--- start ---

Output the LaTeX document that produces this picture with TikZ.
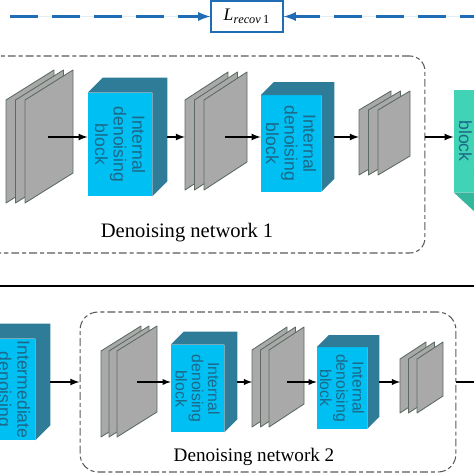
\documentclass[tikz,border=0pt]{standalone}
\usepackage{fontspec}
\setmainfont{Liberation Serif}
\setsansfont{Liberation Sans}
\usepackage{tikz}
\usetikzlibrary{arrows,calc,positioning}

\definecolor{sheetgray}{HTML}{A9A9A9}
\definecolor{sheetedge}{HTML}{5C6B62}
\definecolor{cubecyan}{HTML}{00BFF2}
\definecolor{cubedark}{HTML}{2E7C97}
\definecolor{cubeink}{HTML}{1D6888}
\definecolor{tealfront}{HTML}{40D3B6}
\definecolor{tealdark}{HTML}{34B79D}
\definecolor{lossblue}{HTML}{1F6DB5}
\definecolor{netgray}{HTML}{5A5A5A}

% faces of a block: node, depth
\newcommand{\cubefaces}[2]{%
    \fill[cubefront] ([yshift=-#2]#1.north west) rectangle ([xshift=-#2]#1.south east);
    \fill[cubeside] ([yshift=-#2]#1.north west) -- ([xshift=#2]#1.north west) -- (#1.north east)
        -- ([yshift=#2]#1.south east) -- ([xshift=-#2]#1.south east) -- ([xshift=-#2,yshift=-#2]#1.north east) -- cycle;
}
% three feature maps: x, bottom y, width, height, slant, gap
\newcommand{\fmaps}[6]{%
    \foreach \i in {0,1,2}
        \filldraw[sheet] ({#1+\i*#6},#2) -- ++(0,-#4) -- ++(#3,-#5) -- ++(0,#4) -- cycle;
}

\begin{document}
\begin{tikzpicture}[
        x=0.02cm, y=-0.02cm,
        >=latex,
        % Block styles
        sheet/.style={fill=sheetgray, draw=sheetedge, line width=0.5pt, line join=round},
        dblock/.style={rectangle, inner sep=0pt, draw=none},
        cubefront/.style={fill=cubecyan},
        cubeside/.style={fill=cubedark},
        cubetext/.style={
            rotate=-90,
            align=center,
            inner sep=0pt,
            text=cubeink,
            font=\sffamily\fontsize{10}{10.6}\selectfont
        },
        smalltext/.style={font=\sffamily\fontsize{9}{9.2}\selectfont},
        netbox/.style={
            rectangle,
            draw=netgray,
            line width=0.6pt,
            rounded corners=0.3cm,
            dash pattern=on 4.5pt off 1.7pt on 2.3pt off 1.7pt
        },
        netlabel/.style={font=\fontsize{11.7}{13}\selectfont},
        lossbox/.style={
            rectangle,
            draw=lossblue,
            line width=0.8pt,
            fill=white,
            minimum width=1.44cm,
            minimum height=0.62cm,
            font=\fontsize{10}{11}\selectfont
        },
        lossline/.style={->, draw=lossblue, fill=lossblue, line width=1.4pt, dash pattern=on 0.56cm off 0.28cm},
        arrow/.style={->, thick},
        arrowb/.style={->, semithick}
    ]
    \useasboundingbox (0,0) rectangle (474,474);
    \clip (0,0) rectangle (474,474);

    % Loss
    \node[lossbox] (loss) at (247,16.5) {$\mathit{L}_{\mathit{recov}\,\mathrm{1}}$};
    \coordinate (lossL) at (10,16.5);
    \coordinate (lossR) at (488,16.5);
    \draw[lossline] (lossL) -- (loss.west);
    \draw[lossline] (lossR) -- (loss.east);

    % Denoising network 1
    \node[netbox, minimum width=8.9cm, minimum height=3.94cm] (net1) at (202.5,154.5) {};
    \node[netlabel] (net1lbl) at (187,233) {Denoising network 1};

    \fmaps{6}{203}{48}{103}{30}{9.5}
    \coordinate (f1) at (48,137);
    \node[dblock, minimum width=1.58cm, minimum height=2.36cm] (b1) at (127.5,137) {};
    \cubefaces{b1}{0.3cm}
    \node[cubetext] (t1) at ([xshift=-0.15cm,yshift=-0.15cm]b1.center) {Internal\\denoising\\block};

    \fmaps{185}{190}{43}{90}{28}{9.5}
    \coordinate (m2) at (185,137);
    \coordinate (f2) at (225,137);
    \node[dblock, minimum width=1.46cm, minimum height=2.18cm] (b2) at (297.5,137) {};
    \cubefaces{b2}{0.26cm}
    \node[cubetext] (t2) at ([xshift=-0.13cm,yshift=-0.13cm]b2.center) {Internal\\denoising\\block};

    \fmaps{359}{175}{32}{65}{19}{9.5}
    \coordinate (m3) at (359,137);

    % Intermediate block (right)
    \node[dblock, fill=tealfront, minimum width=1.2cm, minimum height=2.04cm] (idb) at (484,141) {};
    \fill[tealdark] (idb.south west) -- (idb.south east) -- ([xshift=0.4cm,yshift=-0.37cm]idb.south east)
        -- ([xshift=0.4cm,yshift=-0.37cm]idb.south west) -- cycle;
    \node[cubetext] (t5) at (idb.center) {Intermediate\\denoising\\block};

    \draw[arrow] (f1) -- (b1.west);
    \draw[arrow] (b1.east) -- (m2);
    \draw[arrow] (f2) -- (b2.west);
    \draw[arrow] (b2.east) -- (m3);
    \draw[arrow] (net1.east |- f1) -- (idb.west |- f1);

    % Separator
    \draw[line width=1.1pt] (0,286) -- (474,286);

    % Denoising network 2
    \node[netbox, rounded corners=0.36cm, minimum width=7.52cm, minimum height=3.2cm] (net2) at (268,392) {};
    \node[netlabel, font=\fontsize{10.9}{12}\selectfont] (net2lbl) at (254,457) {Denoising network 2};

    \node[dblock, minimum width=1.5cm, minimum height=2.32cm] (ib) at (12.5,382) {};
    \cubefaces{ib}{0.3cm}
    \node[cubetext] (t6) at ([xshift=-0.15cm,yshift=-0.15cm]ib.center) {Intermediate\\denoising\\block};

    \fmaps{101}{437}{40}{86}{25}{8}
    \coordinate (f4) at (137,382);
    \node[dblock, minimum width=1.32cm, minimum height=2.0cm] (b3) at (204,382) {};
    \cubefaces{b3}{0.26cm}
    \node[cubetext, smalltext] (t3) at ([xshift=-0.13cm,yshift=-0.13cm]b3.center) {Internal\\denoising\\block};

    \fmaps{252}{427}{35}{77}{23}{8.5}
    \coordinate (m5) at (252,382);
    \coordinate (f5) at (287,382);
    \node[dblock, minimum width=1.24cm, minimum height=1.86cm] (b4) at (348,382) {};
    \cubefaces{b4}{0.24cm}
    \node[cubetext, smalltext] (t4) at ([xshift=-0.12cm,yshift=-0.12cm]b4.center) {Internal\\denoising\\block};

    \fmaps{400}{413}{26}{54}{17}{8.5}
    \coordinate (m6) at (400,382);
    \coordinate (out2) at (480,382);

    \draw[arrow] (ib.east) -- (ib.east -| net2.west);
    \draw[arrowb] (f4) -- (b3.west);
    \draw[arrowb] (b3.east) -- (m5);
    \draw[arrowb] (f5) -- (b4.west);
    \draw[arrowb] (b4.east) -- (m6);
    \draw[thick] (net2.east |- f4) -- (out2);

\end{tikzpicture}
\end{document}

--- end ---

TASK GOAL: Restate the whole of the material word for word without the pictures.

SOLVED PROBLEM:
Output the LaTeX document that produces this picture with TikZ.
\documentclass[tikz,border=0pt]{standalone}
\usepackage{fontspec}
\setmainfont{Liberation Serif}
\setsansfont{Liberation Sans}
\usepackage{tikz}
\usetikzlibrary{arrows,calc,positioning}

\definecolor{sheetgray}{HTML}{A9A9A9}
\definecolor{sheetedge}{HTML}{5C6B62}
\definecolor{cubecyan}{HTML}{00BFF2}
\definecolor{cubedark}{HTML}{2E7C97}
\definecolor{cubeink}{HTML}{1D6888}
\definecolor{tealfront}{HTML}{40D3B6}
\definecolor{tealdark}{HTML}{34B79D}
\definecolor{lossblue}{HTML}{1F6DB5}
\definecolor{netgray}{HTML}{5A5A5A}

% faces of a block: node, depth
\newcommand{\cubefaces}[2]{%
    \fill[cubefront] ([yshift=-#2]#1.north west) rectangle ([xshift=-#2]#1.south east);
    \fill[cubeside] ([yshift=-#2]#1.north west) -- ([xshift=#2]#1.north west) -- (#1.north east)
        -- ([yshift=#2]#1.south east) -- ([xshift=-#2]#1.south east) -- ([xshift=-#2,yshift=-#2]#1.north east) -- cycle;
}
% three feature maps: x, bottom y, width, height, slant, gap
\newcommand{\fmaps}[6]{%
    \foreach \i in {0,1,2}
        \filldraw[sheet] ({#1+\i*#6},#2) -- ++(0,-#4) -- ++(#3,-#5) -- ++(0,#4) -- cycle;
}

\begin{document}
\begin{tikzpicture}[
        x=0.02cm, y=-0.02cm,
        >=latex,
        % Block styles
        sheet/.style={fill=sheetgray, draw=sheetedge, line width=0.5pt, line join=round},
        dblock/.style={rectangle, inner sep=0pt, draw=none},
        cubefront/.style={fill=cubecyan},
        cubeside/.style={fill=cubedark},
        cubetext/.style={
            rotate=-90,
            align=center,
            inner sep=0pt,
            text=cubeink,
            font=\sffamily\fontsize{10}{10.6}\selectfont
        },
        smalltext/.style={font=\sffamily\fontsize{9}{9.2}\selectfont},
        netbox/.style={
            rectangle,
            draw=netgray,
            line width=0.6pt,
            rounded corners=0.3cm,
            dash pattern=on 4.5pt off 1.7pt on 2.3pt off 1.7pt
        },
        netlabel/.style={font=\fontsize{11.7}{13}\selectfont},
        lossbox/.style={
            rectangle,
            draw=lossblue,
            line width=0.8pt,
            fill=white,
            minimum width=1.44cm,
            minimum height=0.62cm,
            font=\fontsize{10}{11}\selectfont
        },
        lossline/.style={->, draw=lossblue, fill=lossblue, line width=1.4pt, dash pattern=on 0.56cm off 0.28cm},
        arrow/.style={->, thick},
        arrowb/.style={->, semithick}
    ]
    \useasboundingbox (0,0) rectangle (474,474);
    \clip (0,0) rectangle (474,474);

    % Loss
    \node[lossbox] (loss) at (247,16.5) {$\mathit{L}_{\mathit{recov}\,\mathrm{1}}$};
    \coordinate (lossL) at (10,16.5);
    \coordinate (lossR) at (488,16.5);
    \draw[lossline] (lossL) -- (loss.west);
    \draw[lossline] (lossR) -- (loss.east);

    % Denoising network 1
    \node[netbox, minimum width=8.9cm, minimum height=3.94cm] (net1) at (202.5,154.5) {};
    \node[netlabel] (net1lbl) at (187,233) {Denoising network 1};

    \fmaps{6}{203}{48}{103}{30}{9.5}
    \coordinate (f1) at (48,137);
    \node[dblock, minimum width=1.58cm, minimum height=2.36cm] (b1) at (127.5,137) {};
    \cubefaces{b1}{0.3cm}
    \node[cubetext] (t1) at ([xshift=-0.15cm,yshift=-0.15cm]b1.center) {Internal\\denoising\\block};

    \fmaps{185}{190}{43}{90}{28}{9.5}
    \coordinate (m2) at (185,137);
    \coordinate (f2) at (225,137);
    \node[dblock, minimum width=1.46cm, minimum height=2.18cm] (b2) at (297.5,137) {};
    \cubefaces{b2}{0.26cm}
    \node[cubetext] (t2) at ([xshift=-0.13cm,yshift=-0.13cm]b2.center) {Internal\\denoising\\block};

    \fmaps{359}{175}{32}{65}{19}{9.5}
    \coordinate (m3) at (359,137);

    % Intermediate block (right)
    \node[dblock, fill=tealfront, minimum width=1.2cm, minimum height=2.04cm] (idb) at (484,141) {};
    \fill[tealdark] (idb.south west) -- (idb.south east) -- ([xshift=0.4cm,yshift=-0.37cm]idb.south east)
        -- ([xshift=0.4cm,yshift=-0.37cm]idb.south west) -- cycle;
    \node[cubetext] (t5) at (idb.center) {Intermediate\\denoising\\block};

    \draw[arrow] (f1) -- (b1.west);
    \draw[arrow] (b1.east) -- (m2);
    \draw[arrow] (f2) -- (b2.west);
    \draw[arrow] (b2.east) -- (m3);
    \draw[arrow] (net1.east |- f1) -- (idb.west |- f1);

    % Separator
    \draw[line width=1.1pt] (0,286) -- (474,286);

    % Denoising network 2
    \node[netbox, rounded corners=0.36cm, minimum width=7.52cm, minimum height=3.2cm] (net2) at (268,392) {};
    \node[netlabel, font=\fontsize{10.9}{12}\selectfont] (net2lbl) at (254,457) {Denoising network 2};

    \node[dblock, minimum width=1.5cm, minimum height=2.32cm] (ib) at (12.5,382) {};
    \cubefaces{ib}{0.3cm}
    \node[cubetext] (t6) at ([xshift=-0.15cm,yshift=-0.15cm]ib.center) {Intermediate\\denoising\\block};

    \fmaps{101}{437}{40}{86}{25}{8}
    \coordinate (f4) at (137,382);
    \node[dblock, minimum width=1.32cm, minimum height=2.0cm] (b3) at (204,382) {};
    \cubefaces{b3}{0.26cm}
    \node[cubetext, smalltext] (t3) at ([xshift=-0.13cm,yshift=-0.13cm]b3.center) {Internal\\denoising\\block};

    \fmaps{252}{427}{35}{77}{23}{8.5}
    \coordinate (m5) at (252,382);
    \coordinate (f5) at (287,382);
    \node[dblock, minimum width=1.24cm, minimum height=1.86cm] (b4) at (348,382) {};
    \cubefaces{b4}{0.24cm}
    \node[cubetext, smalltext] (t4) at ([xshift=-0.12cm,yshift=-0.12cm]b4.center) {Internal\\denoising\\block};

    \fmaps{400}{413}{26}{54}{17}{8.5}
    \coordinate (m6) at (400,382);
    \coordinate (out2) at (480,382);

    \draw[arrow] (ib.east) -- (ib.east -| net2.west);
    \draw[arrowb] (f4) -- (b3.west);
    \draw[arrowb] (b3.east) -- (m5);
    \draw[arrowb] (f5) -- (b4.west);
    \draw[arrowb] (b4.east) -- (m6);
    \draw[thick] (net2.east |- f4) -- (out2);

\end{tikzpicture}
\end{document}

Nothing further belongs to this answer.